Dataset excerpt:
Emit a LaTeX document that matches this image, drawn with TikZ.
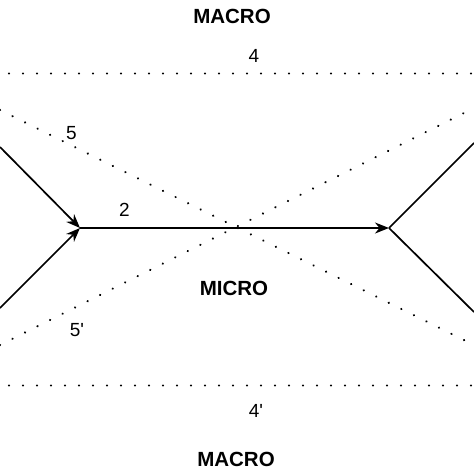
\documentclass[tikz,border=0pt]{standalone}
\usepackage{fontspec}
\setmainfont{Liberation Sans}[Ligatures=TeXOff]
\usetikzlibrary{arrows.meta,decorations.markings}
\begin{document}
\begin{tikzpicture}[x=1pt,y=-1pt,
  solidline/.style={line width=1.7pt,black},
  arr/.style={solidline,-{Stealth[length=14pt,width=11pt,inset=4.5pt]}},
  dotline/.style={draw=none,postaction={decorate},decoration={markings,
      mark=between positions 0 and 1 step 14pt with {\fill[black] (0,0) circle (1.2pt);}}},
  lbl/.style={font=\fontsize{19}{22}\selectfont,anchor=base,inner sep=0pt},
  big/.style={font=\fontsize{20.5}{24}\selectfont\bfseries,anchor=base,inner sep=0pt}]
\useasboundingbox (0,0) rectangle (474,474);
% coordinates
\coordinate (L1) at (0,147);
\coordinate (L2) at (0,308);
\coordinate (J1) at (80,228);
\coordinate (J2) at (389,228);
\coordinate (R1) at (474,143);
\coordinate (R2) at (474,312);
\coordinate (T1) at (9,73.5);
\coordinate (T2) at (480,73.5);
\coordinate (B1) at (9,385.5);
\coordinate (B2) at (480,385.5);
\coordinate (D1a) at (0,110);
\coordinate (D1b) at (480,348);
\coordinate (D2a) at (0,345);
\coordinate (D2b) at (480,105);
% dotted lines
\path[dotline] (T1) -- (T2);
\path[dotline] (B1) -- (B2);
\path[dotline] (D1a) -- (D1b);
\path[dotline] (D2a) -- (D2b);
% solid lines
\draw[arr] (L1) -- (J1);
\draw[arr] (L2) -- (J1);
\draw[arr] (J1) -- (J2);
\draw[solidline] (J2) -- (R1);
\draw[solidline] (J2) -- (R2);
% labels
\node[big] (macrotop) at (232,23.3) {MACRO};
\node[big] (macrobot) at (236,466.7) {MACRO};
\node[big] (micro) at (234,295) {MICRO};
\node[lbl] (l4) at (254,62.5) {4};
\node[lbl] (l4p) at (256,417.5) {4'};
\node[lbl] (l5) at (71.5,139.5) {5};
\node[lbl] (l5p) at (77,336) {5'};
\node[lbl] (l2) at (124.5,216.5) {2};
\end{tikzpicture}
\end{document}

Task details:
Reproduce the data word for word, excluding its pictures.

Problem solution:
Emit a LaTeX document that matches this image, drawn with TikZ.
\documentclass[tikz,border=0pt]{standalone}
\usepackage{fontspec}
\setmainfont{Liberation Sans}[Ligatures=TeXOff]
\usetikzlibrary{arrows.meta,decorations.markings}
\begin{document}
\begin{tikzpicture}[x=1pt,y=-1pt,
  solidline/.style={line width=1.7pt,black},
  arr/.style={solidline,-{Stealth[length=14pt,width=11pt,inset=4.5pt]}},
  dotline/.style={draw=none,postaction={decorate},decoration={markings,
      mark=between positions 0 and 1 step 14pt with {\fill[black] (0,0) circle (1.2pt);}}},
  lbl/.style={font=\fontsize{19}{22}\selectfont,anchor=base,inner sep=0pt},
  big/.style={font=\fontsize{20.5}{24}\selectfont\bfseries,anchor=base,inner sep=0pt}]
\useasboundingbox (0,0) rectangle (474,474);
% coordinates
\coordinate (L1) at (0,147);
\coordinate (L2) at (0,308);
\coordinate (J1) at (80,228);
\coordinate (J2) at (389,228);
\coordinate (R1) at (474,143);
\coordinate (R2) at (474,312);
\coordinate (T1) at (9,73.5);
\coordinate (T2) at (480,73.5);
\coordinate (B1) at (9,385.5);
\coordinate (B2) at (480,385.5);
\coordinate (D1a) at (0,110);
\coordinate (D1b) at (480,348);
\coordinate (D2a) at (0,345);
\coordinate (D2b) at (480,105);
% dotted lines
\path[dotline] (T1) -- (T2);
\path[dotline] (B1) -- (B2);
\path[dotline] (D1a) -- (D1b);
\path[dotline] (D2a) -- (D2b);
% solid lines
\draw[arr] (L1) -- (J1);
\draw[arr] (L2) -- (J1);
\draw[arr] (J1) -- (J2);
\draw[solidline] (J2) -- (R1);
\draw[solidline] (J2) -- (R2);
% labels
\node[big] (macrotop) at (232,23.3) {MACRO};
\node[big] (macrobot) at (236,466.7) {MACRO};
\node[big] (micro) at (234,295) {MICRO};
\node[lbl] (l4) at (254,62.5) {4};
\node[lbl] (l4p) at (256,417.5) {4'};
\node[lbl] (l5) at (71.5,139.5) {5};
\node[lbl] (l5p) at (77,336) {5'};
\node[lbl] (l2) at (124.5,216.5) {2};
\end{tikzpicture}
\end{document}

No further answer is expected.